_Problem to solve_.
Within the data that follows, set down exactly the lines from the one containing "Reproduce this chart with matplotlib." through the one containing "import matplotlib.pyplot as plt", both ends included.

_Provided data_.
-=-=-
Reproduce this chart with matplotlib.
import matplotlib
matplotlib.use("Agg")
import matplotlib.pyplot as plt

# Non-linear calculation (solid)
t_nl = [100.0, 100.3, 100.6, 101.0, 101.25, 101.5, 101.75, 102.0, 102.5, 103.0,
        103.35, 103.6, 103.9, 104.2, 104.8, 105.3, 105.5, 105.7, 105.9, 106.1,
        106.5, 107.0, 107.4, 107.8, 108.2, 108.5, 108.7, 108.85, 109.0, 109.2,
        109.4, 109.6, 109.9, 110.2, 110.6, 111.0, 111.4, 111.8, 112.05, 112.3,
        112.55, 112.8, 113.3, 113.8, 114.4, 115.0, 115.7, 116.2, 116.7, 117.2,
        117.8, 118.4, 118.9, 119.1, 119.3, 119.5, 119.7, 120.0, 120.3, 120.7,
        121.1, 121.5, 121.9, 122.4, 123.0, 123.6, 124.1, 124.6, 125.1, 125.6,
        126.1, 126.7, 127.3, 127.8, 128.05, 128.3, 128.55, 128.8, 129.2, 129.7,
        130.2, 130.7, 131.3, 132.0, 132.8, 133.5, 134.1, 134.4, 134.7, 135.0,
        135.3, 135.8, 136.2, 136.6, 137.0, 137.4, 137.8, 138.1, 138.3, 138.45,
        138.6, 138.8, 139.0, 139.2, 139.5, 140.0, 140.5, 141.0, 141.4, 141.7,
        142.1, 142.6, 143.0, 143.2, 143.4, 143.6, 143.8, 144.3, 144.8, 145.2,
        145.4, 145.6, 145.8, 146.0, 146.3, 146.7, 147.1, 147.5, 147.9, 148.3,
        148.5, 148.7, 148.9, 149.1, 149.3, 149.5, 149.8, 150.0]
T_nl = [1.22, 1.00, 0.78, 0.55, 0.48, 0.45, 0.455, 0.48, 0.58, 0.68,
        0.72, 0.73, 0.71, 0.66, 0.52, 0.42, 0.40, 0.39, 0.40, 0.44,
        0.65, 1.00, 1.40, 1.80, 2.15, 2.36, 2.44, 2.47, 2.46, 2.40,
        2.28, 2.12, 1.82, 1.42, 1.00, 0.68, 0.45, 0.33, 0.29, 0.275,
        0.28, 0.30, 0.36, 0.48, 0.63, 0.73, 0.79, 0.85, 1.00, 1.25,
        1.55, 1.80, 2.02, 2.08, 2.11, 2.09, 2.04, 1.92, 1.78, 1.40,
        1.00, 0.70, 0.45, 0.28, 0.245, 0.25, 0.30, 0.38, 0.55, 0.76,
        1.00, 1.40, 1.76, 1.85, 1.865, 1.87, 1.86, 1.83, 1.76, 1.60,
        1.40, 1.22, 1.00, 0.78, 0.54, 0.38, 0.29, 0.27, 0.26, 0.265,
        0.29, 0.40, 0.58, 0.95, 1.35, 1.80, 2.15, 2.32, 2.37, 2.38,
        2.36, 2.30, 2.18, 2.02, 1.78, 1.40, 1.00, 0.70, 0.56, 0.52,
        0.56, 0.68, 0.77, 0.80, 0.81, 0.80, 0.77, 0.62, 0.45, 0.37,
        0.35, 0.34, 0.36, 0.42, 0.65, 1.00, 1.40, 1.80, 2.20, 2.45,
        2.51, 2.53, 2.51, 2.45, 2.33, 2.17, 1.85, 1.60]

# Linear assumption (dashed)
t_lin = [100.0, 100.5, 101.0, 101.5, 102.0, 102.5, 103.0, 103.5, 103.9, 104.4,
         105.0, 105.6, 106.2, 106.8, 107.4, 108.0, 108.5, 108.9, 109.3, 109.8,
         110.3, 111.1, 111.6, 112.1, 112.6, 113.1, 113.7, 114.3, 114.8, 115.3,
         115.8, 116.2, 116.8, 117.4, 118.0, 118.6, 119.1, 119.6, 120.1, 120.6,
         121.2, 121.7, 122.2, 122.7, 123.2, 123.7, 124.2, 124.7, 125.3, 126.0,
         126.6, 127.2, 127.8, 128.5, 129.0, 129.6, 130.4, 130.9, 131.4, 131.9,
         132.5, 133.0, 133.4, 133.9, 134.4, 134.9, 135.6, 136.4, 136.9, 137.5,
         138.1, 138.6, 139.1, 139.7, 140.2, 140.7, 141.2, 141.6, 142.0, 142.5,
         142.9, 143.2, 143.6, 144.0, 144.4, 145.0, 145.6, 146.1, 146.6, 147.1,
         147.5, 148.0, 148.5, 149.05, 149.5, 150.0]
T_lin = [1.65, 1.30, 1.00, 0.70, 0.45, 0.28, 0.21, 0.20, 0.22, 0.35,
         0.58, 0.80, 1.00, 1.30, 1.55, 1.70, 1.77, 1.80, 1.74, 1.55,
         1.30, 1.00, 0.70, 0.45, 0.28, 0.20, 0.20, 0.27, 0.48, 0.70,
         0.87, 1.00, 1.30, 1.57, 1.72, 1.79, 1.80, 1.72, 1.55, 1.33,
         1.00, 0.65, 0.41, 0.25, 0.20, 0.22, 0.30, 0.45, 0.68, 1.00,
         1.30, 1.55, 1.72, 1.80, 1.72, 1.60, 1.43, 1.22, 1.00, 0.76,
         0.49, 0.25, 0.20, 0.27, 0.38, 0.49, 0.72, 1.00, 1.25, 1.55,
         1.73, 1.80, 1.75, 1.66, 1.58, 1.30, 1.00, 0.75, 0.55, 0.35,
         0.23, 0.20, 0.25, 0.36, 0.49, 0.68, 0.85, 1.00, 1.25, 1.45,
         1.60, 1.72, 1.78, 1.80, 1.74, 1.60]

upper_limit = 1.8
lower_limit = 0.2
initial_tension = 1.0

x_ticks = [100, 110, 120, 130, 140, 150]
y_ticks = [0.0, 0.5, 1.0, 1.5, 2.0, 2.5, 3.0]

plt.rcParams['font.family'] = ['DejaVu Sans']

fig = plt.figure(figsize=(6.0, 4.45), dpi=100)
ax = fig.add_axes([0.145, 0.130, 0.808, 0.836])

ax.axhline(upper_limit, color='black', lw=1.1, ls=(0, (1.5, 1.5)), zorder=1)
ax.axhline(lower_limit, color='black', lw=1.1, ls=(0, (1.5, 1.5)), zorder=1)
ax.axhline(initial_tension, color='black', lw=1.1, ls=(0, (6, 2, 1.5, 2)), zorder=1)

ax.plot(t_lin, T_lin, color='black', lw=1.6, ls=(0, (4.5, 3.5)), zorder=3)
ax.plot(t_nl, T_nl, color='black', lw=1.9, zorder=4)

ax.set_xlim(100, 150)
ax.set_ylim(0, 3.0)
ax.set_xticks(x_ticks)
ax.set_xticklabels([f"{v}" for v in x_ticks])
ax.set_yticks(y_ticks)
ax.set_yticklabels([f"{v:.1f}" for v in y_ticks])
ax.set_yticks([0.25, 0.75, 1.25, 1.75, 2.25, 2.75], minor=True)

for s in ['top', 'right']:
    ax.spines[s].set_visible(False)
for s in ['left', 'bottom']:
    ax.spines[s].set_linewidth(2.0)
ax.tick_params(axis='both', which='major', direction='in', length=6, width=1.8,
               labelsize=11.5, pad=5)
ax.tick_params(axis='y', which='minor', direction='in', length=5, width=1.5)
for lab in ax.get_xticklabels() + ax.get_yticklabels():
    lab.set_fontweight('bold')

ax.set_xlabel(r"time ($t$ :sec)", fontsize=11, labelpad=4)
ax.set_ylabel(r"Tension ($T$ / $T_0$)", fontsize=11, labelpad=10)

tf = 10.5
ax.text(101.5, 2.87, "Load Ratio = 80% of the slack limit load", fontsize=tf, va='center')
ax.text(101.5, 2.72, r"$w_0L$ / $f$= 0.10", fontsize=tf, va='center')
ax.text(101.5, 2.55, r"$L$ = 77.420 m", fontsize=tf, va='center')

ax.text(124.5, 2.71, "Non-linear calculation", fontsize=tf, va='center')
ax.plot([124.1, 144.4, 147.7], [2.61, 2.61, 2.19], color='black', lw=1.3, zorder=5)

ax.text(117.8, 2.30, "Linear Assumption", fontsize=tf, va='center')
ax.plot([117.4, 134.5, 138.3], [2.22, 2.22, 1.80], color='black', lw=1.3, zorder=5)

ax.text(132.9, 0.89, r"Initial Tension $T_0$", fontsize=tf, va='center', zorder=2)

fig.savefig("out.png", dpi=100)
-=-=-
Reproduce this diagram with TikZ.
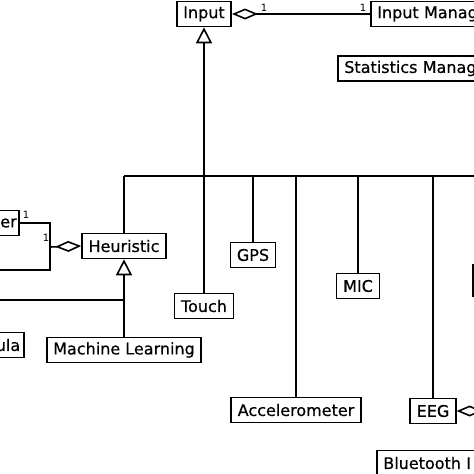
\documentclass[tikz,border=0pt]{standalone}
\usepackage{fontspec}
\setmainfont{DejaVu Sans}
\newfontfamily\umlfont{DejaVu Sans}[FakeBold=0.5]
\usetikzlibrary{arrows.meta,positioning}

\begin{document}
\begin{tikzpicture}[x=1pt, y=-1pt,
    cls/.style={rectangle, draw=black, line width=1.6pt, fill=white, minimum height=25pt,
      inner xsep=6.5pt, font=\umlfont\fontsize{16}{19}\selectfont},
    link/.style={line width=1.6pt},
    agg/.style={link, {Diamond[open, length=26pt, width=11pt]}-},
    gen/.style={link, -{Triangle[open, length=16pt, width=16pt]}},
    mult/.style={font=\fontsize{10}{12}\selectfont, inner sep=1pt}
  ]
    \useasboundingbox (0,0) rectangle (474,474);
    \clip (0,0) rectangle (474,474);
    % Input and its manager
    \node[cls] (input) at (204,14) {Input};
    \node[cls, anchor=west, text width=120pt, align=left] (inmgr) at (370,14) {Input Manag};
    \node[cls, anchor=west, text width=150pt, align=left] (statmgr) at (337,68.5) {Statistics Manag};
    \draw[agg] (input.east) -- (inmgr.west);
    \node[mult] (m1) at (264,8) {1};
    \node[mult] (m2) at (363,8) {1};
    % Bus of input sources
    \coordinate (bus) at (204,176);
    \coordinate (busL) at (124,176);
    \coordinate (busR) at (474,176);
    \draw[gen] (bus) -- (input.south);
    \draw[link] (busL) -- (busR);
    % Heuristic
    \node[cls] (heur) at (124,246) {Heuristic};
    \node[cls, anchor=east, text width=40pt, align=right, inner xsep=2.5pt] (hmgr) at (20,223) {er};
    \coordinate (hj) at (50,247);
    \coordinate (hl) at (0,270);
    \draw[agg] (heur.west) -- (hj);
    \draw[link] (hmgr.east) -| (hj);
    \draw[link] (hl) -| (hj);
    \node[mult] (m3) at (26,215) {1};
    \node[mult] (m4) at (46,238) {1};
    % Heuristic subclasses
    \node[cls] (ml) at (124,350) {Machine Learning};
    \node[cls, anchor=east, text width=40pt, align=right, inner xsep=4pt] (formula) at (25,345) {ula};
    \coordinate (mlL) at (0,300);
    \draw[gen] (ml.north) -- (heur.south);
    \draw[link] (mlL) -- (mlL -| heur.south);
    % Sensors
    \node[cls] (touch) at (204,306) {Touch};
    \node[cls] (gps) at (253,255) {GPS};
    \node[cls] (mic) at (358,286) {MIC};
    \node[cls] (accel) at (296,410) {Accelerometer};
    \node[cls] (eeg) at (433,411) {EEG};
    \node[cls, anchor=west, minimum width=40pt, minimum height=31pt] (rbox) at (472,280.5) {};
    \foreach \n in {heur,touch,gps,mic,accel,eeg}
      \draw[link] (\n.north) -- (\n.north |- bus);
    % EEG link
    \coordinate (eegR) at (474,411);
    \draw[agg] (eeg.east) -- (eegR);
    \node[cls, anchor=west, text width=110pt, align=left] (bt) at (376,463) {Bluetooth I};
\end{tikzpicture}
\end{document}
-=-=-
_Complete answer_.
Reproduce this chart with matplotlib.
import matplotlib
matplotlib.use("Agg")
import matplotlib.pyplot as plt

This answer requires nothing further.